Because the victims were minors at the time of filming, possessing or distributing these clips isn't just a "privacy violation"—it's a federal crime.
The Department of Justice and Homeland Security Investigations (HSI) have spent years scrubbing this material from the public domain to protect the victims' dignity. Today, Kelly is serving a combined 31-year sentence at FCI Butner. The "tapes" that once protected his career through bribery and silence are now the very things keeping him behind bars.
Lessons from the R. Kelly Saga
The resolution of this case changed how the music industry handles "problematic" stars. We saw Spotify and other platforms struggle with "Hate Content" policies, eventually realizing that while they can't always "censor," they can certainly stop promoting.
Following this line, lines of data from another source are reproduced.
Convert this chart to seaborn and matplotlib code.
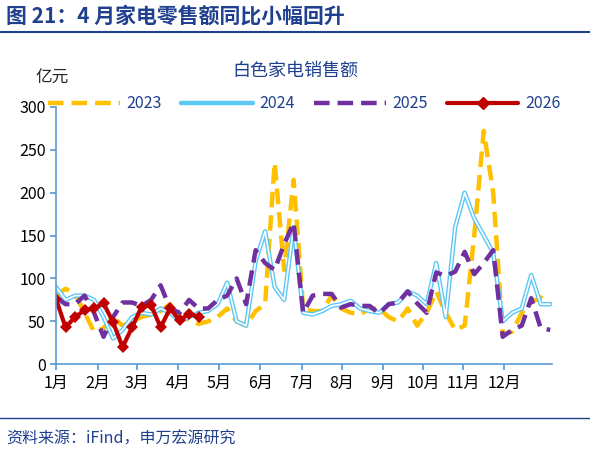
import matplotlib
matplotlib.use("Agg")
import matplotlib.pyplot as plt
import seaborn as sns
import numpy as np
import pandas as pd

sns.set_theme(style="white")
plt.rcParams['font.family'] = ['Noto Sans CJK SC', 'DejaVu Sans']

months = ["1月","2月","3月","4月","5月","6月","7月","8月","9月","10月","11月","12月"]
month_px = [56,98,137,178,219,260,302,342,383,423,463,504]
y2023 = [80,88,82,60,38,42,55,45,50,55,58,62,70,55,52,47,50,55,65,50,45,62,70,235,110,215,65,
         62,62,80,65,60,58,65,65,55,50,65,45,60,85,60,40,45,150,272,200,35,38,60,72,78,70]
y2024 = [90,75,80,80,75,55,30,40,55,60,58,65,60,50,55,60,62,70,95,50,45,120,155,90,75,160,60,
         58,62,68,70,74,65,62,60,70,72,85,80,70,118,55,160,200,170,150,130,50,60,65,104,70,70]
y2025 = [78,70,70,80,60,32,55,72,72,68,75,92,65,60,75,65,65,75,80,100,70,133,118,110,140,165,60,
         80,82,82,66,70,68,68,59,70,72,85,71,60,107,103,108,131,105,118,133,32,40,45,77,42,40]
y2026 = [76,43,55,63,65,71,49,20,43,67,69,43,65,51,59,55]

colors = {"2023":"#FFC000","2024":"#5BC8F5","2025":"#7030A0","2026":"#C00000"}
fig = plt.figure(figsize=(5.9,4.57), dpi=100)
ax = fig.add_axes([0.095,0.203,0.841,0.563])
step = 9.5
def xs(n): return np.arange(n)

sns.lineplot(x=xs(len(y2023)), y=y2023, ax=ax, color=colors["2023"], lw=3.2,
             label="2023").lines[-1].set_dashes([3.5,1.8])
sns.lineplot(x=xs(len(y2024)), y=y2024, ax=ax, color=colors["2024"], lw=3.2, label="2024")
ax.plot(xs(len(y2024)), y2024, color="white", lw=1.2)
sns.lineplot(x=xs(len(y2025)), y=y2025, ax=ax, color=colors["2025"], lw=3.2, label="2025").lines[-1].set_dashes([3.5,1.8])
sns.lineplot(x=xs(len(y2026)), y=y2026, ax=ax, color=colors["2026"], lw=3, marker="D", markersize=6,
             markeredgewidth=0, label="2026")

ax.set_xlim(0, (552-56)/step)
ax.set_ylim(0,300)
ax.set_yticks(range(0,301,50))
ax.set_xticks([(p-56)/step for p in month_px])
ax.set_xticklabels(months)
ax.set_xlabel(""); ax.set_ylabel("")
for s in ["top","right"]: ax.spines[s].set_visible(False)
for s in ["left","bottom"]:
    ax.spines[s].set_color("#5B9BD5"); ax.spines[s].set_linewidth(1.2)
ax.tick_params(axis="both", colors="#5B9BD5", labelcolor="black", labelsize=11.5, length=4, direction="out",
               left=True, bottom=True)

from matplotlib.lines import Line2D
h = [Line2D([],[],color=colors["2023"],lw=3.2,dashes=[3.5,1.8]),
     Line2D([],[],color=colors["2024"],lw=3.2),
     Line2D([],[],color=colors["2025"],lw=3.2,dashes=[3.5,1.8]),
     Line2D([],[],color=colors["2026"],lw=3,marker="D",markersize=6)]
leg = ax.legend(h, ["2023","2024","2025","2026"], loc="lower center", bbox_to_anchor=(0.5,0.955),
                ncol=4, frameon=False, fontsize=11.5, handlelength=4.5, columnspacing=1.2, handletextpad=0.4,
                borderaxespad=0)
for t in leg.get_texts(): t.set_color("#1F3F8F")
fig.text(0.5, 0.835, "白色家电销售额", ha="center", fontsize=13, color="#1F3F8F")
fig.text(0.06, 0.82, "亿元", ha="left", fontsize=12)
fig.text(0.01, 0.95, "图 21：4 月家电零售额同比小幅回升", ha="left", fontsize=15, fontweight="bold", color="#1F3F8F")
fig.add_artist(Line2D([0,1],[0.93,0.93], color="#1F3F8F", lw=1.5, transform=fig.transFigure))
fig.add_artist(Line2D([0,1],[0.085,0.085], color="#1F3F8F", lw=1, transform=fig.transFigure))
fig.text(0.01, 0.03, "资料来源：iFind，申万宏源研究", ha="left", fontsize=11.5, color="#1F3F8F")
fig.savefig("out.png", dpi=100)
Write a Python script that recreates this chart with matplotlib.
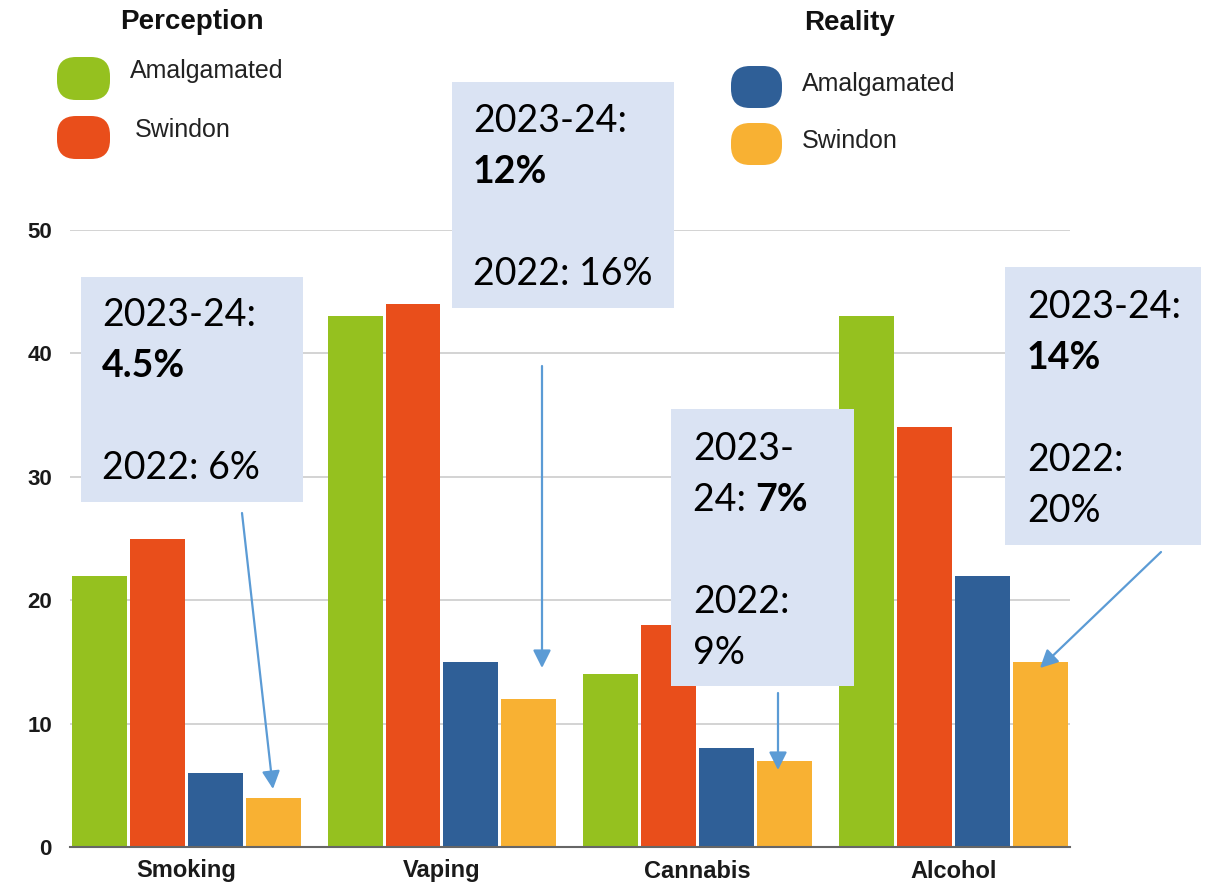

If you're looking for the "full story," the best place to find the truth isn't on a leaked video site. It's in the court transcripts and the testimonies of the women who finally got their day in court.
What you should do next:
If you want to understand the full scope of the legal battle, look into the United States v. Robert Sylvester Kelly (2022) court records. They offer a transparent look at how digital forensics and victim testimony finally overcame the "celebrity shield" that protected Kelly for decades. You can also research the Mann Act and how it was used to prosecute the "enterprise" of assistants and managers who helped facilitate the abuse.
The era of the "unfiltered" celebrity sex tape is over; in this case, the footage was never a scandal—it was a crime scene.